Stored rows
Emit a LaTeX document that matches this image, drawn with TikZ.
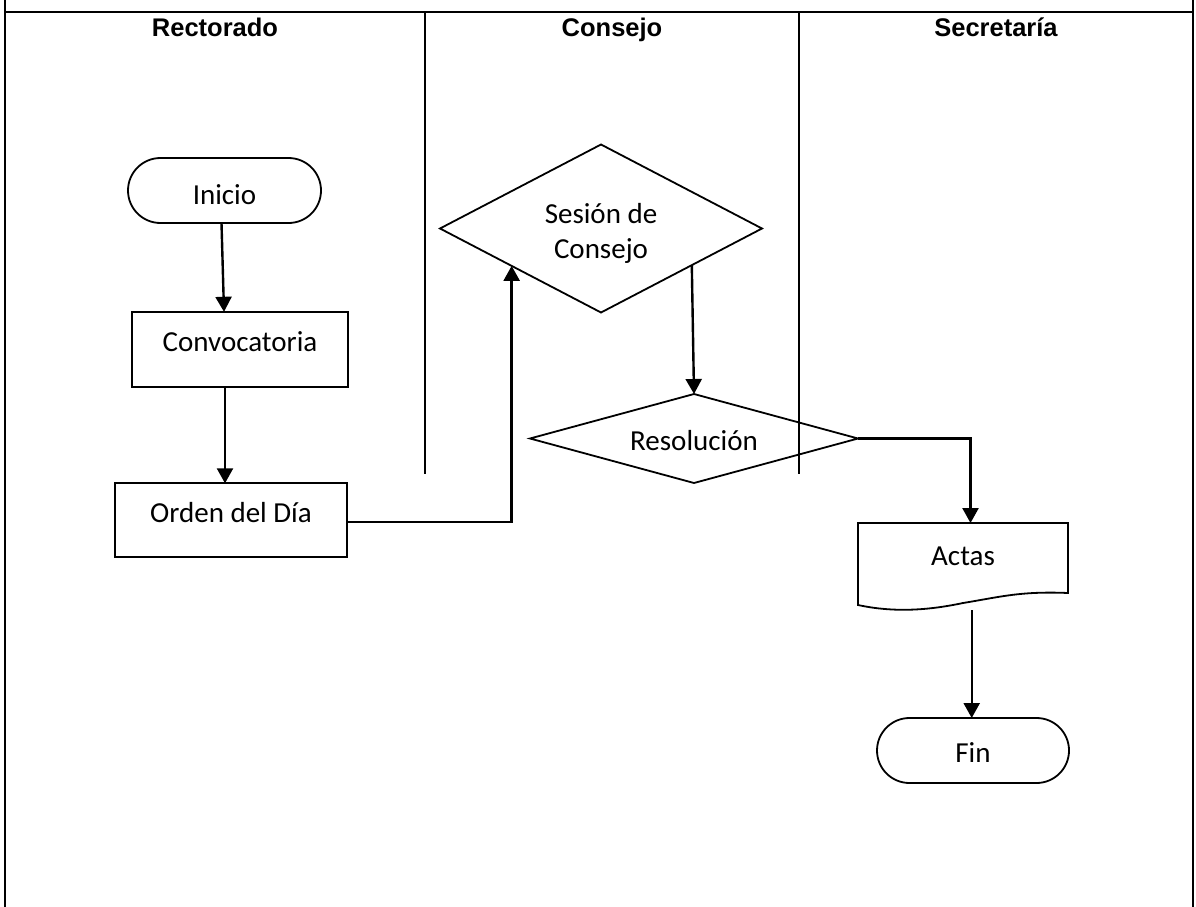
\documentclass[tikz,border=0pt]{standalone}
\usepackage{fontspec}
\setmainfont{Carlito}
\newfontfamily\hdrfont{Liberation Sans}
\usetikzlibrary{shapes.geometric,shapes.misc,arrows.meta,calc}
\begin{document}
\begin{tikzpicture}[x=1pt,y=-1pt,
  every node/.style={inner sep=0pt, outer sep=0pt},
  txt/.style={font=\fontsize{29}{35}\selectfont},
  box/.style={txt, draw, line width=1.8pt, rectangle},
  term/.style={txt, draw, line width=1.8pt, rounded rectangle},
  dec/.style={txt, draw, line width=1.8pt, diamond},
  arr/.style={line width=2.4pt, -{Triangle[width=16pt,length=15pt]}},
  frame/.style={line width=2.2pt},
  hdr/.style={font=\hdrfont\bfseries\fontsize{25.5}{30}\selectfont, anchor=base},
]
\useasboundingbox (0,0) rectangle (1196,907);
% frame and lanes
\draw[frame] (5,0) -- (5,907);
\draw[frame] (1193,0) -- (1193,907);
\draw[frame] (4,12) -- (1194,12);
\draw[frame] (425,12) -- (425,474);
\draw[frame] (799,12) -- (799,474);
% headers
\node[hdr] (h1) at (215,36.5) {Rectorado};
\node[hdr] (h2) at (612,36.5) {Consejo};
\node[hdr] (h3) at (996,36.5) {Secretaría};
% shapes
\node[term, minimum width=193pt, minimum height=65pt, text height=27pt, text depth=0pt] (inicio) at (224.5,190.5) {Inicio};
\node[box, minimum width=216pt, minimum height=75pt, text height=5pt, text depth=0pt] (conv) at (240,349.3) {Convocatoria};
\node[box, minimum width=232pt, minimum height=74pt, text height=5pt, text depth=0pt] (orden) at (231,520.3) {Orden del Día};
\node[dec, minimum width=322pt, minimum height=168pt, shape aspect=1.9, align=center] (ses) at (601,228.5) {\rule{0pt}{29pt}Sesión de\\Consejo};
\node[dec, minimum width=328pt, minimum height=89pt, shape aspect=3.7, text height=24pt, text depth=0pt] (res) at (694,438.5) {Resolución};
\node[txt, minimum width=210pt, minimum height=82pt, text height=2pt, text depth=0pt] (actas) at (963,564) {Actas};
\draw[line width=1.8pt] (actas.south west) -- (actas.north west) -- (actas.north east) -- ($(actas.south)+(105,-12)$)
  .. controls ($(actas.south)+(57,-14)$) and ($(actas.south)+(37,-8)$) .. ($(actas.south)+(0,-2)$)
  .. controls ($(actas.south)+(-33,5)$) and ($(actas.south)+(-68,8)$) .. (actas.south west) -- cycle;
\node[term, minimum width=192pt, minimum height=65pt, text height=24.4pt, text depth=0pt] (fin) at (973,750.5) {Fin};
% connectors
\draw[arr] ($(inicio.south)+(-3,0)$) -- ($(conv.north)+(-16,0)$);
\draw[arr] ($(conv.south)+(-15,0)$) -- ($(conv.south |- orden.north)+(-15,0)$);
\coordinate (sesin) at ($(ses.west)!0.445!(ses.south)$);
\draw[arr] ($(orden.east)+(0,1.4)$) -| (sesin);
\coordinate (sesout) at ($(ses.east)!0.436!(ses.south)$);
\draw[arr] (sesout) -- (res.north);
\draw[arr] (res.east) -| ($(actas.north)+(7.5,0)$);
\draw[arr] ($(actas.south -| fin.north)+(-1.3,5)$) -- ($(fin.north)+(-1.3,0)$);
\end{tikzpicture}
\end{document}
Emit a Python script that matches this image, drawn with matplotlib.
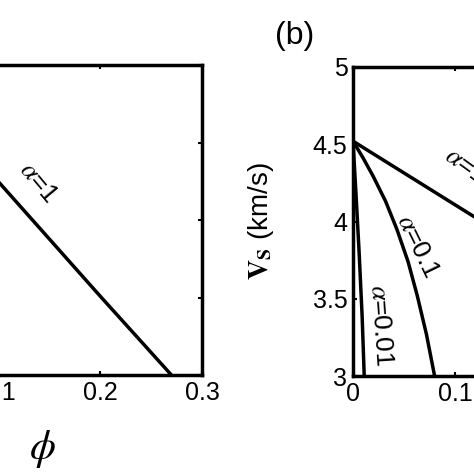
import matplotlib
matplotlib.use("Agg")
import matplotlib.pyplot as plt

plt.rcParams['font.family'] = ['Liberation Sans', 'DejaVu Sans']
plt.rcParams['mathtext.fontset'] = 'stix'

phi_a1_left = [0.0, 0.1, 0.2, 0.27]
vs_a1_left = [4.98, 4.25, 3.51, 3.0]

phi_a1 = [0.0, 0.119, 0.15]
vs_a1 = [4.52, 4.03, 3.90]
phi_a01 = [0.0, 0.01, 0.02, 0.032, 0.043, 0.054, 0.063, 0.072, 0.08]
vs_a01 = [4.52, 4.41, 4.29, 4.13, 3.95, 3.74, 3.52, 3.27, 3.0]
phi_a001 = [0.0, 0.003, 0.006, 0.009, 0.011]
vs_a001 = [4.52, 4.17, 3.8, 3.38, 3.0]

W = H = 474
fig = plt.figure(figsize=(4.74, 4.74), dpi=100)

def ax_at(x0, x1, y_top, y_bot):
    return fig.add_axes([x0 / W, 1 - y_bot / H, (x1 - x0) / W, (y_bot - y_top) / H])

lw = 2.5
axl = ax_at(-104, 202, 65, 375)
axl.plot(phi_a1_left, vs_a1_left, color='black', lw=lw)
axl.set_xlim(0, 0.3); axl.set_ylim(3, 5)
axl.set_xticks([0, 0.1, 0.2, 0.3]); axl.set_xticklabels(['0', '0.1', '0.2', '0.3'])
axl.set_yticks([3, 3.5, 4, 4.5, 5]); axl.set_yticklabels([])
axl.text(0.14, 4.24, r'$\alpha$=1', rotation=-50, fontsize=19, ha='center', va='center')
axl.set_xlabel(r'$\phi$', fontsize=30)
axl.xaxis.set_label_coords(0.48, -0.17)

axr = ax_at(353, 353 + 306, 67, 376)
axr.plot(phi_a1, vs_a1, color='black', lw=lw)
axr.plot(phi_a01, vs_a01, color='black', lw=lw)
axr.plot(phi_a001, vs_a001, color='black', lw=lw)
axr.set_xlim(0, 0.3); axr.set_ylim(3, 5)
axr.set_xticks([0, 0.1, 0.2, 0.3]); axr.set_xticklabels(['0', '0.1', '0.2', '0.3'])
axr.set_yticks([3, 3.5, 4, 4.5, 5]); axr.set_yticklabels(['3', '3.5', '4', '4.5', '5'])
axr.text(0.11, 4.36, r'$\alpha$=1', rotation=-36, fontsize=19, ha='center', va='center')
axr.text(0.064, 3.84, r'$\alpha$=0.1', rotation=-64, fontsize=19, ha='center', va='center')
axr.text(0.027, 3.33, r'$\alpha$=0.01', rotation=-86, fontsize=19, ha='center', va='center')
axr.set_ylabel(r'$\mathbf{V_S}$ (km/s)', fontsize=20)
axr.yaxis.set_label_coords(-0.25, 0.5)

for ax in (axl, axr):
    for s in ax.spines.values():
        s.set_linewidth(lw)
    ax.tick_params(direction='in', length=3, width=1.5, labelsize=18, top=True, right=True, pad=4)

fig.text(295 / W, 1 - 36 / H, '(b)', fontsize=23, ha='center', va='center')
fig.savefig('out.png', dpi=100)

Given request
A faithful copy of the records above is needed, with the pictures left out.

Solution to the problem
Emit a LaTeX document that matches this image, drawn with TikZ.
\documentclass[tikz,border=0pt]{standalone}
\usepackage{fontspec}
\setmainfont{Carlito}
\newfontfamily\hdrfont{Liberation Sans}
\usetikzlibrary{shapes.geometric,shapes.misc,arrows.meta,calc}
\begin{document}
\begin{tikzpicture}[x=1pt,y=-1pt,
  every node/.style={inner sep=0pt, outer sep=0pt},
  txt/.style={font=\fontsize{29}{35}\selectfont},
  box/.style={txt, draw, line width=1.8pt, rectangle},
  term/.style={txt, draw, line width=1.8pt, rounded rectangle},
  dec/.style={txt, draw, line width=1.8pt, diamond},
  arr/.style={line width=2.4pt, -{Triangle[width=16pt,length=15pt]}},
  frame/.style={line width=2.2pt},
  hdr/.style={font=\hdrfont\bfseries\fontsize{25.5}{30}\selectfont, anchor=base},
]
\useasboundingbox (0,0) rectangle (1196,907);
% frame and lanes
\draw[frame] (5,0) -- (5,907);
\draw[frame] (1193,0) -- (1193,907);
\draw[frame] (4,12) -- (1194,12);
\draw[frame] (425,12) -- (425,474);
\draw[frame] (799,12) -- (799,474);
% headers
\node[hdr] (h1) at (215,36.5) {Rectorado};
\node[hdr] (h2) at (612,36.5) {Consejo};
\node[hdr] (h3) at (996,36.5) {Secretaría};
% shapes
\node[term, minimum width=193pt, minimum height=65pt, text height=27pt, text depth=0pt] (inicio) at (224.5,190.5) {Inicio};
\node[box, minimum width=216pt, minimum height=75pt, text height=5pt, text depth=0pt] (conv) at (240,349.3) {Convocatoria};
\node[box, minimum width=232pt, minimum height=74pt, text height=5pt, text depth=0pt] (orden) at (231,520.3) {Orden del Día};
\node[dec, minimum width=322pt, minimum height=168pt, shape aspect=1.9, align=center] (ses) at (601,228.5) {\rule{0pt}{29pt}Sesión de\\Consejo};
\node[dec, minimum width=328pt, minimum height=89pt, shape aspect=3.7, text height=24pt, text depth=0pt] (res) at (694,438.5) {Resolución};
\node[txt, minimum width=210pt, minimum height=82pt, text height=2pt, text depth=0pt] (actas) at (963,564) {Actas};
\draw[line width=1.8pt] (actas.south west) -- (actas.north west) -- (actas.north east) -- ($(actas.south)+(105,-12)$)
  .. controls ($(actas.south)+(57,-14)$) and ($(actas.south)+(37,-8)$) .. ($(actas.south)+(0,-2)$)
  .. controls ($(actas.south)+(-33,5)$) and ($(actas.south)+(-68,8)$) .. (actas.south west) -- cycle;
\node[term, minimum width=192pt, minimum height=65pt, text height=24.4pt, text depth=0pt] (fin) at (973,750.5) {Fin};
% connectors
\draw[arr] ($(inicio.south)+(-3,0)$) -- ($(conv.north)+(-16,0)$);
\draw[arr] ($(conv.south)+(-15,0)$) -- ($(conv.south |- orden.north)+(-15,0)$);
\coordinate (sesin) at ($(ses.west)!0.445!(ses.south)$);
\draw[arr] ($(orden.east)+(0,1.4)$) -| (sesin);
\coordinate (sesout) at ($(ses.east)!0.436!(ses.south)$);
\draw[arr] (sesout) -- (res.north);
\draw[arr] (res.east) -| ($(actas.north)+(7.5,0)$);
\draw[arr] ($(actas.south -| fin.north)+(-1.3,5)$) -- ($(fin.north)+(-1.3,0)$);
\end{tikzpicture}
\end{document}
Emit a Python script that matches this image, drawn with matplotlib.
import matplotlib
matplotlib.use("Agg")
import matplotlib.pyplot as plt

plt.rcParams['font.family'] = ['Liberation Sans', 'DejaVu Sans']
plt.rcParams['mathtext.fontset'] = 'stix'

phi_a1_left = [0.0, 0.1, 0.2, 0.27]
vs_a1_left = [4.98, 4.25, 3.51, 3.0]

phi_a1 = [0.0, 0.119, 0.15]
vs_a1 = [4.52, 4.03, 3.90]
phi_a01 = [0.0, 0.01, 0.02, 0.032, 0.043, 0.054, 0.063, 0.072, 0.08]
vs_a01 = [4.52, 4.41, 4.29, 4.13, 3.95, 3.74, 3.52, 3.27, 3.0]
phi_a001 = [0.0, 0.003, 0.006, 0.009, 0.011]
vs_a001 = [4.52, 4.17, 3.8, 3.38, 3.0]

W = H = 474
fig = plt.figure(figsize=(4.74, 4.74), dpi=100)

def ax_at(x0, x1, y_top, y_bot):
    return fig.add_axes([x0 / W, 1 - y_bot / H, (x1 - x0) / W, (y_bot - y_top) / H])

lw = 2.5
axl = ax_at(-104, 202, 65, 375)
axl.plot(phi_a1_left, vs_a1_left, color='black', lw=lw)
axl.set_xlim(0, 0.3); axl.set_ylim(3, 5)
axl.set_xticks([0, 0.1, 0.2, 0.3]); axl.set_xticklabels(['0', '0.1', '0.2', '0.3'])
axl.set_yticks([3, 3.5, 4, 4.5, 5]); axl.set_yticklabels([])
axl.text(0.14, 4.24, r'$\alpha$=1', rotation=-50, fontsize=19, ha='center', va='center')
axl.set_xlabel(r'$\phi$', fontsize=30)
axl.xaxis.set_label_coords(0.48, -0.17)

axr = ax_at(353, 353 + 306, 67, 376)
axr.plot(phi_a1, vs_a1, color='black', lw=lw)
axr.plot(phi_a01, vs_a01, color='black', lw=lw)
axr.plot(phi_a001, vs_a001, color='black', lw=lw)
axr.set_xlim(0, 0.3); axr.set_ylim(3, 5)
axr.set_xticks([0, 0.1, 0.2, 0.3]); axr.set_xticklabels(['0', '0.1', '0.2', '0.3'])
axr.set_yticks([3, 3.5, 4, 4.5, 5]); axr.set_yticklabels(['3', '3.5', '4', '4.5', '5'])
axr.text(0.11, 4.36, r'$\alpha$=1', rotation=-36, fontsize=19, ha='center', va='center')
axr.text(0.064, 3.84, r'$\alpha$=0.1', rotation=-64, fontsize=19, ha='center', va='center')
axr.text(0.027, 3.33, r'$\alpha$=0.01', rotation=-86, fontsize=19, ha='center', va='center')
axr.set_ylabel(r'$\mathbf{V_S}$ (km/s)', fontsize=20)
axr.yaxis.set_label_coords(-0.25, 0.5)

for ax in (axl, axr):
    for s in ax.spines.values():
        s.set_linewidth(lw)
    ax.tick_params(direction='in', length=3, width=1.5, labelsize=18, top=True, right=True, pad=4)

fig.text(295 / W, 1 - 36 / H, '(b)', fontsize=23, ha='center', va='center')
fig.savefig('out.png', dpi=100)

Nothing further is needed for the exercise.